Apparently, despite the EU’s confidence in the economy, the Head of delegation had said, they would be watching key macroeconomic indicators like inflation and budget deficits.

William Hana said generally the EU is hopeful about the economy bouncing back but they remain cautious.

“There are many challenges facing Ghana, facing West Africa, facing Europe at the moment. So the economic situation in the world is not great but given that context we think that the measures that Ghana is taking are the right ones”, he said.

According to provisional estimates from the GSS, per capita income in dollar terms will also shrink from US$1,426 last year to US$1,325 in 2015. However, it was expected to go up from GH¢4,192 to GH¢5,016 in cedi terms.

The economy was also expected to grow by 4.1% this year though job opportunities from this growth are little.

In its State of the Ghanaian Economy Report, 2014, ISSER said Ghana’s continued falling growth appears to be in contrast with that of the global economy which actually improved slightly from 3.0% in 2013 to 3.4 percent in 2014. The implications are that growth of businesses will be slow while fewer jobs will be created, and livelihood of people will also be affected.

According to the GSS estimates, industry will shockingly lead the growth of the economy in 2015, expanding by 9.1 percent followed by the services sector which will grow by 4.7 percent. Agriculture will, however, record no growth in 2015.

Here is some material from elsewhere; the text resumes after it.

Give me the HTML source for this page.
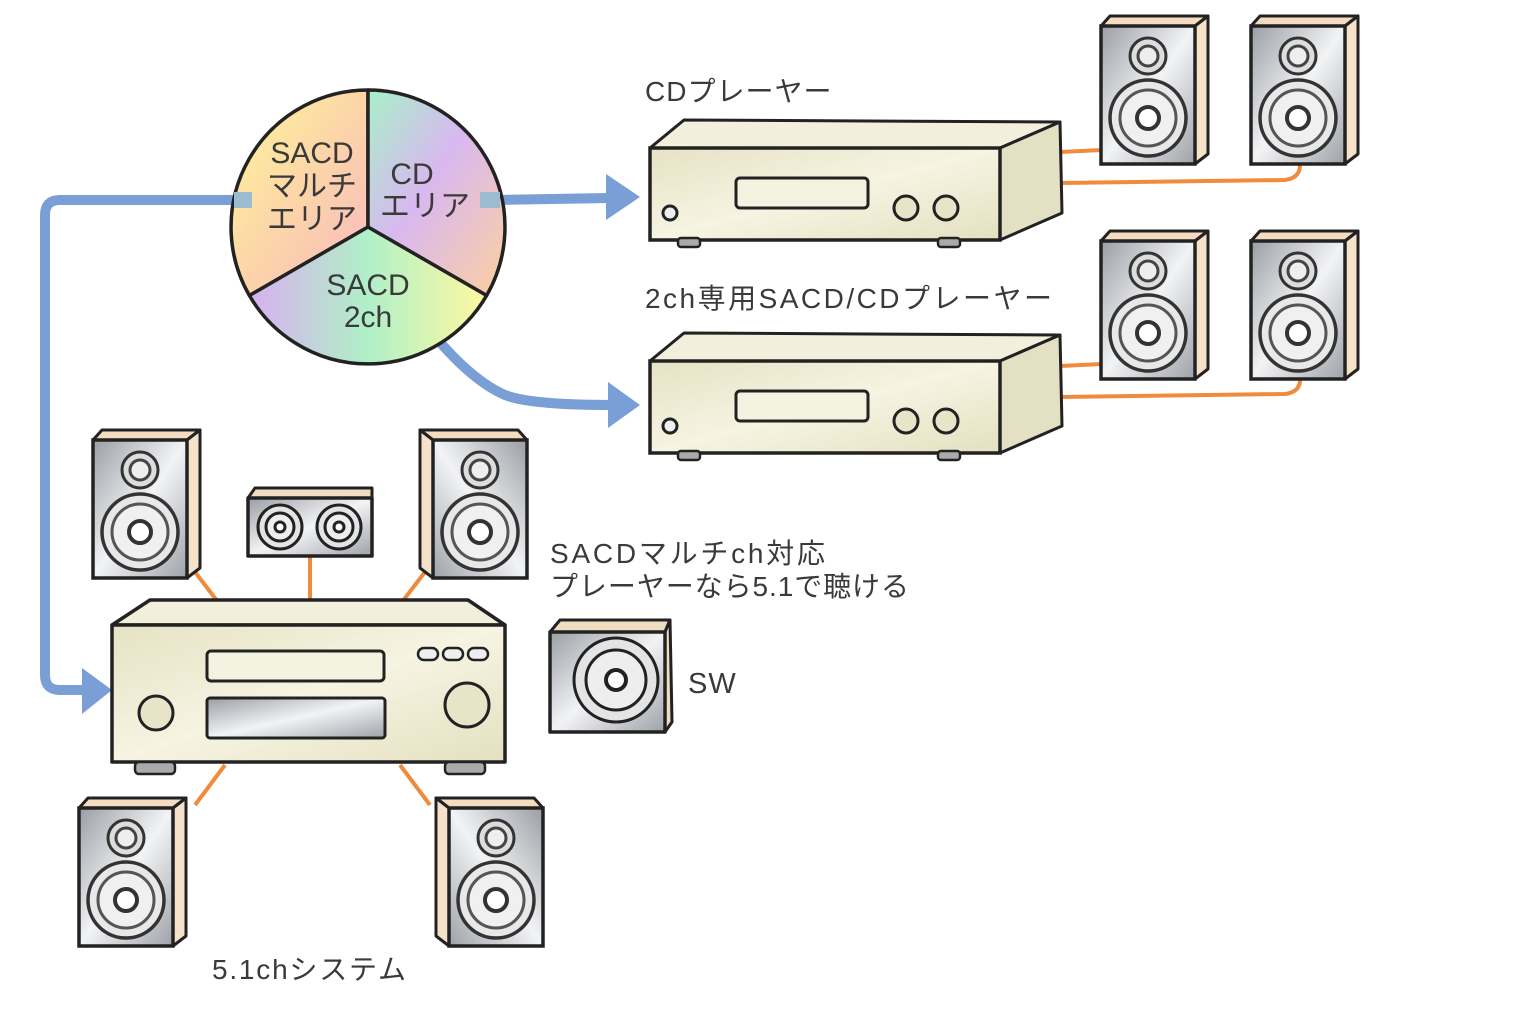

As a norm, the services sector will record the highest share of annual GDP of 54.1 percent, followed by industry with a share of 26.9 percent. Agriculture will record the least share of 19.0 percent.

Meanwhile, the Statistical Service says further revisions to these estimates will be carried out in December 2015.

For the second quarter Gross Domestic Product (GDP) estimates, services recorded the highest share of 59.8 percent while industry and agriculture followed with 29.6 and 10.6 percent respectively.

Agriculture, however, grew at -0.1 percent between April and June 2015. The livestock sub-sector, however, recorded the highest year-on-year growth rate of 13.4 percent while the crops and cocoa sub-sector recorded the lowest growth rate of -5.6 percent.

With regard to industry, it grew at an astonishingly 15.3 percent in the second quarter of 2015. The construction sub-sector recorded the highest year-on-year quarterly GDP growth rate of 43.3 percent while the Electricity sub-sector recorded the lowest of -23.5 per cent.

For the second quarter of 2015, the Services sector recorded a year-on-year quarterly growth rate of 5.3 percent. Finance and insurance sub-sector recorded the highest year-on-year quarterly GDP growth rate of 52.7 percent while the transport and storage sub-sector recorded the lowest growth rate of -11.3 percent.

The quarter-on-quarter seasonally adjusted GDP growth rate for the second quarter was 0.9 percent. This means that the value of goods and services produced in the period grew by 0.9 per cent relative to the 1.0 percent growth rate recorded in the first quarter of 2015.

The growth rate for GDP for 2014 was 4.0 percent compared to 7.3 percent in 2013. This is consistent with the growth rate of 4.0 percent for the GDP measured by the Production Approach released earlier in June 2015.

Consumption (households and government expenditure) grew by 5.3 percent in 2014 compared to 7.4 percent in 2013.

Investment (gross fixed capital and changes in stocks) Expenditure grew by 3.3 percent in 2014 compared to 7.3 percent in 2013 and

Net exports of goods and services contracted by 42.3 percent in 2014 compared with an expansion of 21.3 percent in 2013.